Public Works - Environmental Waste

Residential Diversion

Did You Know?

Increased diversion from the landfill is a shared responsibility between EWS and Plano residents. Available waste reduction collection services such as bi-weekly recycling and weekly yard trimming collections, as well as scheduled Household Hazardous Waste collections and monthly bulky waste collections are part of the combined effort to reduce waste in Plano. Yard trimming material is processed into Texas Pure Compost and mulch products available for purchase. Collected Household Hazardous Waste is processed and made available to Plano residents free of charge at the City’s reuse center located at 4110 W. Plano Parkway. Electronics recycling is also available at designated drop off sights in the city. Combined, each of these programs helps to divert waste from landfill, improving Plano’s overall diversion rate while helping to preserve natural resources and protect the environment.
Residential Diversion Rate

Sanitary Sewer Overflows

What are Sanitary Sewer Overflows?

A Sanitary Sewer Overflow (SSO) is a discharge of water from a sanitary sewer system (SSS) from an unauthorized point. An SSO is the result of excessive I&I – inflow and infiltration. Exacerbating I&I and leading to SSOs are a number of factors including: improper operation and maintenance of the sewer system; blockages; structural, mechanical, or electrical failures; collapsed or broken sewer pipes; insufficient conveyance capacity; and vandalism. Any sanitary sewer discharge can contain a number of hazardous pollutants ranging from oxygen-demanding substances, sediment, pathogens, toxics, nutrients, and floatables. In turn, SSOs are potentially hazardous to the public’s health and the environment.
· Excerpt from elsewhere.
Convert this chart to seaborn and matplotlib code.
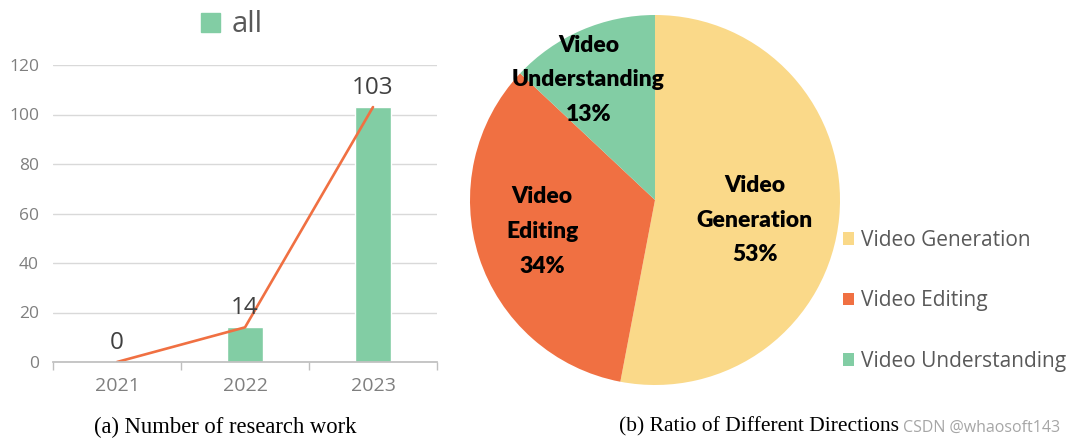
import matplotlib
matplotlib.use('Agg')
import matplotlib.pyplot as plt
from matplotlib.patches import Patch
import pandas as pd
import seaborn as sns

# data
years = ['2021', '2022', '2023']
counts = [0, 14, 103]

directions = ['Video Generation', 'Video Editing', 'Video Understanding']
pie_names = ['Video\nGeneration', 'Video\nEditing', 'Video\nUnderstanding']
ratios = [53, 34, 13]

green = '#82CDA4'
yellow = '#FAD989'
orange = '#F07042'

sns.set_theme(style='white')
plt.rcParams['font.family'] = ['Open Sans', 'DejaVu Sans']

df = pd.DataFrame({'year': years, 'count': counts})
df['pos'] = df.index

W, H = 1075, 445
fig = plt.figure(figsize=(W / 100, H / 100), dpi=100)

# (a) bar + line
ax1 = fig.add_axes([53 / W, 1 - 362 / H, 384 / W, 297 / H])
sns.barplot(data=df, x='year', y='count', color=green, width=0.28, saturation=1, ax=ax1)
sns.lineplot(data=df, x='pos', y='count', color=orange, linewidth=1.9, sort=False, ax=ax1)
ax1.set_xlim(-0.5, 2.5)
ax1.set_ylim(0, 120)
ax1.set_yticks(range(0, 121, 20))
ax1.set_xticks(range(len(years)))
ax1.set_xticklabels(years)
ax1.set_xticks([-0.5, 0.5, 1.5, 2.5], minor=True)
ax1.yaxis.grid(True, color='#D9D9D9', linewidth=1)
ax1.set_axisbelow(True)
for s in ['left', 'top', 'right']:
    ax1.spines[s].set_visible(False)
ax1.spines['bottom'].set_color('#BFBFBF')
ax1.tick_params(axis='x', which='major', length=0, pad=11, labelsize=14, labelcolor='#7F7F7F')
ax1.tick_params(axis='x', which='minor', length=6, width=1, color='#BFBFBF', direction='out', bottom=True)
ax1.tick_params(axis='y', length=0, pad=10, labelsize=12.5, labelcolor='#7F7F7F')
ax1.set_xlabel('')
ax1.set_ylabel('')
for i, v in enumerate(counts):
    ax1.annotate(str(v), (i, v), xytext=(0, 5), textcoords='offset points',
                 ha='center', va='bottom', fontsize=17.5, color='#404040')

fig.legend(handles=[Patch(color=green, label='all')], loc='center',
           bbox_to_anchor=(232 / W, 1 - 25 / H), frameon=False, fontsize=21,
           handlelength=0.65, handleheight=0.65, handletextpad=0.4, labelcolor='#595959')

fig.text(225 / W, 1 - 427 / H, '(a) Number of research work', ha='center', va='center',
         family='Liberation Serif', fontsize=16.3, color='black')

# (b) pie
ax2 = fig.add_axes([470 / W, 1 - 385 / H, 370 / W, 370 / H])
wedges, texts = ax2.pie(ratios, colors=[yellow, orange, green], startangle=90, counterclock=False,
                        labels=[f'{n}\n{r}%' for n, r in zip(pie_names, ratios)],
                        labeldistance=0.6, wedgeprops=dict(linewidth=0),
                        textprops=dict(fontsize=16.5, fontweight='heavy', color='black',
                                       family=['Lato', 'DejaVu Sans'], linespacing=1.8))
label_xy = [(0.54, -0.11), (-0.61, -0.17), (-0.36, 0.65)]
for t, xy in zip(texts, label_xy):
    t.set_position(xy)
    t.set_ha('center')
    t.set_va('center')
ax2.set_xlim(-1, 1)
ax2.set_ylim(-1, 1)

leg = fig.legend(handles=wedges, labels=directions, loc='center left',
                 bbox_to_anchor=(843 / W, 1 - 301 / H), frameon=False, fontsize=15,
                 labelcolor='#595959', handlelength=0.55, handleheight=0.55, handletextpad=0.3,
                 labelspacing=1.9, borderpad=0, borderaxespad=0)
leg.set_zorder(5)

fig.text(759 / W, 1 - 427 / H, '(b) Ratio of Different Directions', ha='center', va='center',
         family='Liberation Serif', fontsize=15.5, color='black')
fig.text(1060 / W, 1 - 428 / H, 'CSDN @whaosoft143', ha='right', va='center',
         fontsize=11.5, color='#A6A6A6', zorder=10,
         bbox=dict(facecolor='white', alpha=0.5, edgecolor='none', pad=0))

fig.savefig('out.png', dpi=100)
Why do we Measure Sanitary Sewer Overflows?

Plano's Public Works Department is "committed to providing excellent service to our citizens through trash and recycling services, water, sewer and drainage systems, and streets and alleyways for a safe and clean overall quality of life in Plano." In judging the success of this mission, measuring SSOs is very important. A low frequency of SSOs shows strong operation and maintenance of Plano's SSS. Overall, a low number of SSOs ensures a high standard of living in Plano, allows the Public Work's department to meet American Public Works Association accreditation standards, and the City to stay in accordance with the Texas Pollutant Discharge Elimination System (TPDES) permit program run by the Texas Commission on Environmental Quality.